A simple 14-day plan to prove it
Days 1–2: Baseline
- Pull the last four weeks of leads by source with timestamps, first-touch time, and current status.
- Identify after-hours volume, SLA misses, and aged backlog size.
Days 3–5: Stand up Last-Mile Callbacks
- Turn every after-hours call or form into a scheduled callback with two customer-selectable windows.
- Add two SMS follow-ups that anchor to the selected window.
Days 6–10: Aged-Lead Sprint
- Take a 500-lead sample aged 30–180 days.
- Run a five-touch sequence: call, SMS, email, call, call. Tight scripts. Clear opt-out handling.
Days 11–14: Show your work
- Report on conversations, scheduled appointments, and revenue attributed to after-hours recovery and aged-lead sprint.
- Share call recordings and transcripts for three wins and three losses. Make it real.
Scripts that stop sounding like spam
Voicemail after a missed inbound
“Hi [Name], this is [Agent] with [Brand]. I saw your request come in tonight. I can hold a quick 10-minute call at 10 or 1 tomorrow. Reply 10 or 1 and I’ll lock it in.”
SMS after voicemail
“It’s [Agent] with [Brand]. I can call at 10 or 1 tomorrow. Reply 10 or 1. If another time works better, just text it here.”
Aged lead opener
“Hi [Name], you reached out about [problem/outcome] a while back. We held off since timing wasn’t right. Two options: quick check-in to confirm things are handled or schedule a 10-minute review. Which helps you more?”
How to know it is working
- Contact rate within 24 hours rises. If it doesn’t, your windows or retry logic are wrong.

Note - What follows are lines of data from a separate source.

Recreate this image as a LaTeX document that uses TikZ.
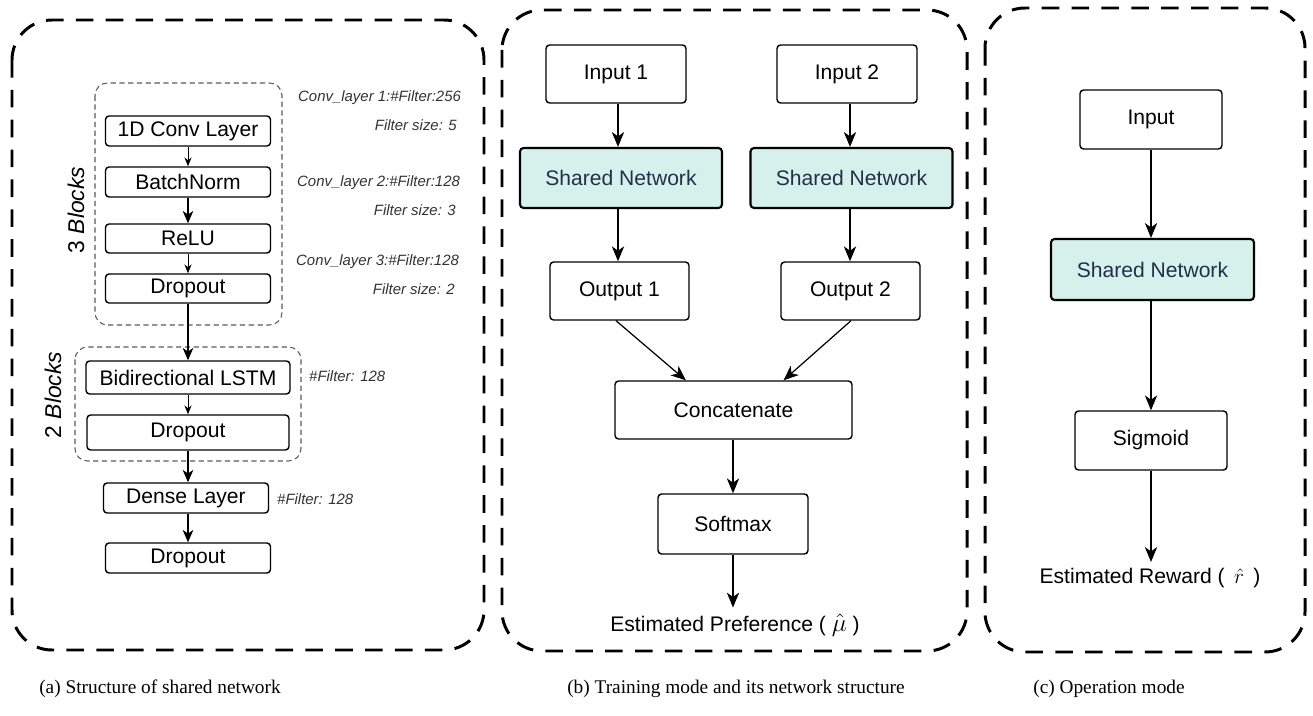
\documentclass[tikz,border=0pt]{standalone}
\usepackage{fontspec}
\usepackage{amsmath}
\setmainfont{Liberation Sans}
\newfontfamily\capfont{Liberation Serif}
\usetikzlibrary{arrows.meta,calc}
\definecolor{sharedfill}{HTML}{D6F1EC}
\definecolor{sharedtext}{HTML}{22304A}

\begin{document}
\begin{tikzpicture}[x=0.02cm,y=-0.02cm]
\tikzset{frame/.style = {line width=1.7pt, dash pattern=on 10pt off 7pt, rounded corners=0.8cm}}
\tikzset{group/.style = {draw=black!65, line width=0.6pt, dash pattern=on 3pt off 2pt, rounded corners=0.25cm}}
\tikzset{box/.style = {draw, rounded corners=2pt, line width=0.8pt, inner sep=0pt, font=\fontsize{12}{14}\selectfont}}
\tikzset{layer/.style = {box, minimum width=3.3cm, minimum height=0.6cm}}
\tikzset{shared/.style = {box, fill=sharedfill, text=sharedtext, line width=1.2pt}}
\tikzset{note/.style = {font=\fontsize{8.5}{10}\selectfont\itshape, text=black!80}}
\tikzset{edge/.style = {-{Stealth[length=8.5pt,width=7pt,inset=2.5pt]}, line width=0.7pt}}
\tikzset{thinedge/.style = {-{Stealth[length=5pt,width=4pt,inset=1.5pt]}, line width=0.5pt}}
\tikzset{boldedge/.style = {-{Stealth[length=7pt,width=6pt,inset=2pt]}, line width=0.7pt}}

\useasboundingbox (0,0) rectangle (1313,716);

% panel frames
\draw[frame] (12,20) rectangle (484,650);
\draw[frame] (502,10) rectangle (967,651);
\draw[frame] (985,8) rectangle (1305,652);

% (a) shared network
\draw[group] (95,83) rectangle (282,325);
\draw[group] (75,347) rectangle (301,461);
\node[rotate=90, font=\fontsize{13}{15}\selectfont] (blk3) at (76,210) {3 \textit{Blocks}};
\node[rotate=90, font=\fontsize{13}{15}\selectfont] (blk2) at (53,395) {2 \textit{Blocks}};

\node[layer] (conv) at (188,131) {1D Conv Layer};
\node[layer] (bn) at (188,182) {BatchNorm};
\node[layer, minimum height=0.58cm] (relu) at (188,238.5) {ReLU};
\node[layer, minimum height=0.58cm] (dropa) at (188,288.5) {Dropout};
\node[box, minimum width=4.08cm, minimum height=0.66cm] (lstm) at (188,377.5) {Bidirectional LSTM};
\node[box, minimum width=4.04cm, minimum height=0.7cm] (dropb) at (188,432.5) {Dropout};
\node[layer] (dense) at (186,498) {Dense Layer};
\node[layer] (dropc) at (188,558) {Dropout};

\node[note, anchor=west] (c1) at (292,98) {Conv\_layer 1:\#Filter:256};
\node[note, anchor=east] (f1) at (463,125) {Filter size: 5};
\node[note, anchor=west] (c2) at (291,183) {Conv\_layer 2:\#Filter:128};
\node[note, anchor=east] (f2) at (462,210) {Filter size: 3};
\node[note, anchor=west] (c3) at (290,262) {Conv\_layer 3:\#Filter:128};
\node[note, anchor=east] (f3) at (461,289) {Filter size: 2};
\node[note, anchor=west] (n1) at (303,376) {\#Filter: 128};
\node[note, anchor=west] (n2) at (271,499) {\#Filter: 128};

\draw[thinedge] (conv) -- (bn);
\draw[boldedge] (bn) -- (relu);
\draw[thinedge] (relu) -- (dropa);
\draw[boldedge] (dropa) -- (lstm);
\draw[thinedge] (lstm) -- (dropb);
\draw[boldedge] (dropb) -- (dropb |- dense.north);
\draw[boldedge] (dense.south -| dropc) -- (dropc);

% (b) training mode
\node[box, minimum width=2.8cm, minimum height=1.16cm] (in1) at (616,74) {Input 1};
\node[box, minimum width=2.8cm, minimum height=1.16cm] (in2) at (847,74) {Input 2};
\node[shared, minimum width=4.04cm, minimum height=1.2cm] (sn1) at (621,178) {Shared Network};
\node[shared, minimum width=4.04cm, minimum height=1.2cm] (sn2) at (851.5,178) {Shared Network};
\node[box, minimum width=2.78cm, minimum height=1.16cm] (out1) at (619.5,291) {Output 1};
\node[box, minimum width=2.78cm, minimum height=1.16cm] (out2) at (850.5,291) {Output 2};
\node[box, minimum width=4.74cm, minimum height=1.16cm] (cat) at (733.5,410) {Concatenate};
\node[box, minimum width=3cm, minimum height=1.2cm] (soft) at (733,524) {Softmax};
\node[font=\fontsize{12}{14}\selectfont] (pref) at (735,625) {Estimated Preference ( {\fontsize{14}{16}\selectfont$\hat{\mu}$} )};

\draw[edge] (in1.south -| 618,0) -- (sn1.north -| 618,0);
\draw[edge] (in2.south -| 850,0) -- (sn2.north -| 850,0);
\draw[edge] (sn1.south -| 618,0) -- (out1.north -| 618,0);
\draw[edge] (sn2.south -| 850,0) -- (out2.north -| 850,0);
\draw[edge] (out1.south -| 616,0) -- ($(cat.north west)!0.3!(cat.north east)$);
\draw[edge] (out2.south -| 851,0) -- ($(cat.north west)!0.71!(cat.north east)$);
\draw[edge] (cat.south -| soft) -- (soft);
\draw[edge] (soft) -- (soft |- pref.north);

% (c) operation mode
\node[box, minimum width=2.84cm, minimum height=1.18cm] (inp) at (1151,119.5) {Input};
\node[shared, minimum width=4.06cm, minimum height=1.22cm] (snc) at (1152.5,269.5) {Shared Network};
\node[box, minimum width=3.04cm, minimum height=1.18cm] (sig) at (1151,440.5) {Sigmoid};
\node[font=\fontsize{12}{14}\selectfont] (rew) at (1150,578) {Estimated Reward ( \,{\fontsize{13}{15}\selectfont$\hat{r}$}\, )};

\draw[edge] (inp) -- (inp |- snc.north);
\draw[edge] (snc.south -| inp) -- (sig);
\draw[edge] (sig) -- (sig |- rew.north);

% captions
\node[font=\capfont\fontsize{11}{13}\selectfont] (capa) at (160,689) {(a) Structure of shared network};
\node[font=\capfont\fontsize{11}{13}\selectfont] (capb) at (736,689) {(b) Training mode and its network structure};
\node[font=\capfont\fontsize{11}{13}\selectfont] (capc) at (1109,689) {(c) Operation mode};
\end{tikzpicture}
\end{document}
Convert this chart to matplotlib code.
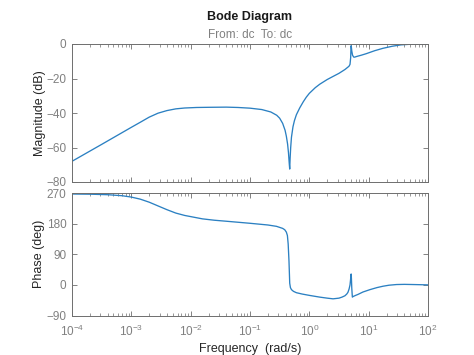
import numpy as np
import matplotlib
matplotlib.use("Agg")
import matplotlib.pyplot as plt
from matplotlib.ticker import LogLocator, NullFormatter, LogFormatterSciNotation

plt.rcParams['font.family'] = ['Liberation Sans', 'DejaVu Sans']
plt.rcParams['mathtext.default'] = 'regular'

# magnitude curve (rad/s, dB)
mag_freq = [1e-4, 3.16e-4, 1e-3, 1.41e-3, 2e-3, 2.82e-3, 3.98e-3, 5.62e-3,
            7.94e-3, 1.26e-2, 2e-2, 4e-2, 0.063, 0.1, 0.158, 0.224, 0.282,
            0.316, 0.355, 0.39, 0.41, 0.43, 0.445, 0.458, 0.467, 0.475,
            0.485, 0.50, 0.53, 0.56, 0.605, 0.69, 0.79, 0.89, 1.0, 1.26,
            1.5, 2.0, 2.51, 3.16, 3.98, 4.47, 4.68, 4.85, 4.97, 5.05, 5.1,
            5.19, 5.35, 5.6, 5.82, 6.31, 7.5, 9.12, 12.6, 17.4, 25, 35, 50,
            100]
mag_db = [-68.0, -58.2, -48.3, -45.4, -42.4, -40.1, -38.6, -37.6,
          -37.1, -36.8, -36.7, -36.6, -36.8, -37.2, -38.0, -39.4, -41.3,
          -43.0, -46.0, -50.0, -53.5, -58.0, -63.0, -69.0, -72.5, -66.0,
          -60.0, -54.0, -48.0, -44.5, -41.0, -37.0, -33.5, -30.8, -28.6, -25.3,
          -23.3, -20.6, -18.8, -17.0, -14.8, -13.4, -12.8, -11.8, -8.0, -1.0, -1.5,
          -4.0, -6.5, -7.6, -7.6, -7.2, -6.5, -5.6, -3.9, -2.5, -1.3, -0.5, -0.15,
          0.0]

# phase curve (rad/s, deg)
ph_freq = [1e-4, 2e-4, 4e-4, 7e-4, 1e-3, 1.41e-3, 2e-3, 2.82e-3, 3.98e-3,
           5.62e-3, 7.94e-3, 1.12e-2, 1.58e-2, 2.5e-2, 4e-2, 0.1, 0.2, 0.28,
           0.355, 0.385, 0.41, 0.427, 0.44, 0.454, 0.462, 0.467, 0.48, 0.50,
           0.54, 0.605, 0.76, 1.01, 1.5, 2.0, 2.51, 3.16, 3.55, 3.98, 4.27,
           4.47, 4.68, 4.85, 4.95, 5.03, 5.07, 5.12, 5.19, 5.31, 5.5, 6.0,
           6.61, 8.0, 10.5, 13.8, 17.4, 22, 29.5, 40, 56.2, 100]
ph_deg = [267, 266.5, 265, 262, 258, 252, 243, 232, 221,
          211, 204, 199, 194, 190, 187, 181, 176, 172,
          166, 162, 155, 145, 120, 70, 30, 5, -8, -14,
          -19, -23, -27, -31, -36, -39, -41, -39, -36, -32, -27,
          -22, -12, 0, 15, 30, 32, 20, -9, -36, -34, -31,
          -28, -21, -14, -8, -4, -1, 1, 1.5, 1, 0]

line_color = '#2b80c2'
tick_gray = '#808080'
edge_gray = '#6e6e6e'

fig = plt.figure(figsize=(4.74, 3.55), dpi=100)
ax1 = fig.add_axes([72 / 474, 1 - 182 / 355, 356 / 474, 138 / 355])
ax2 = fig.add_axes([72 / 474, 1 - 315.5 / 355, 356 / 474, 122.5 / 355])

ax1.plot(mag_freq, mag_db, color=line_color, linewidth=0.95)
ax2.plot(ph_freq, ph_deg, color=line_color, linewidth=0.95)

for ax in (ax1, ax2):
    ax.set_xscale('log')
    ax.set_xlim(1e-4, 1e2)
    ax.xaxis.set_major_locator(LogLocator(base=10, numticks=10))
    ax.xaxis.set_minor_locator(LogLocator(base=10, subs=np.arange(2, 10), numticks=100))
    ax.xaxis.set_minor_formatter(NullFormatter())
    ax.tick_params(which='both', direction='in', top=True, right=True,
                   colors=edge_gray, labelcolor=tick_gray, labelsize=8.5, pad=4)
    ax.tick_params(which='major', length=3.5, width=0.6)
    ax.tick_params(which='minor', length=2, width=0.5)
    for sp in ax.spines.values():
        sp.set_color(edge_gray)
        sp.set_linewidth(0.7)

ax1.set_ylim(-80, 0)
ax1.set_yticks([-80, -60, -40, -20, 0])
ax1.xaxis.set_major_formatter(NullFormatter())
ax1.set_ylabel('Magnitude (dB)', fontsize=9, color='#262626', labelpad=0)

ax2.set_ylim(-90, 270)
ax2.set_yticks([-90, 0, 90, 180, 270])
ax2.xaxis.set_major_formatter(LogFormatterSciNotation())
ax2.tick_params(axis='x', which='major', pad=6)
ax2.set_ylabel('Phase (deg)', fontsize=9, color='#262626', labelpad=1)
ax2.set_xlabel('Frequency  (rad/s)', fontsize=9, color='#262626', labelpad=3)

fig.text(0.527, 0.952, 'Bode Diagram', ha='center', va='center',
         fontsize=9, fontweight='bold', color='#1a1a1a')
fig.text(0.527, 0.901, 'From: dc  To: dc', ha='center', va='center',
         fontsize=8.5, color=tick_gray)

fig.savefig('out.png', dpi=100)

- Aged-lead conversion contributes meaningful pipeline. If not, scripts or targeting need a rethink.
- Leads stop piling up in “attempted.” Real conversations increase, not just dials.
- Ownership has a weekly efficiency view. By associate, by client, and in total. No more guessing.
Why ITM is blunt about this
We are a boutique shop. We win by making the last mile boringly reliable. We turn “we’ll call you back” into scheduled conversations and we squeeze waste out of the system you already pay for. If you want fireworks, buy more ads. If you want outcomes, fix follow-up.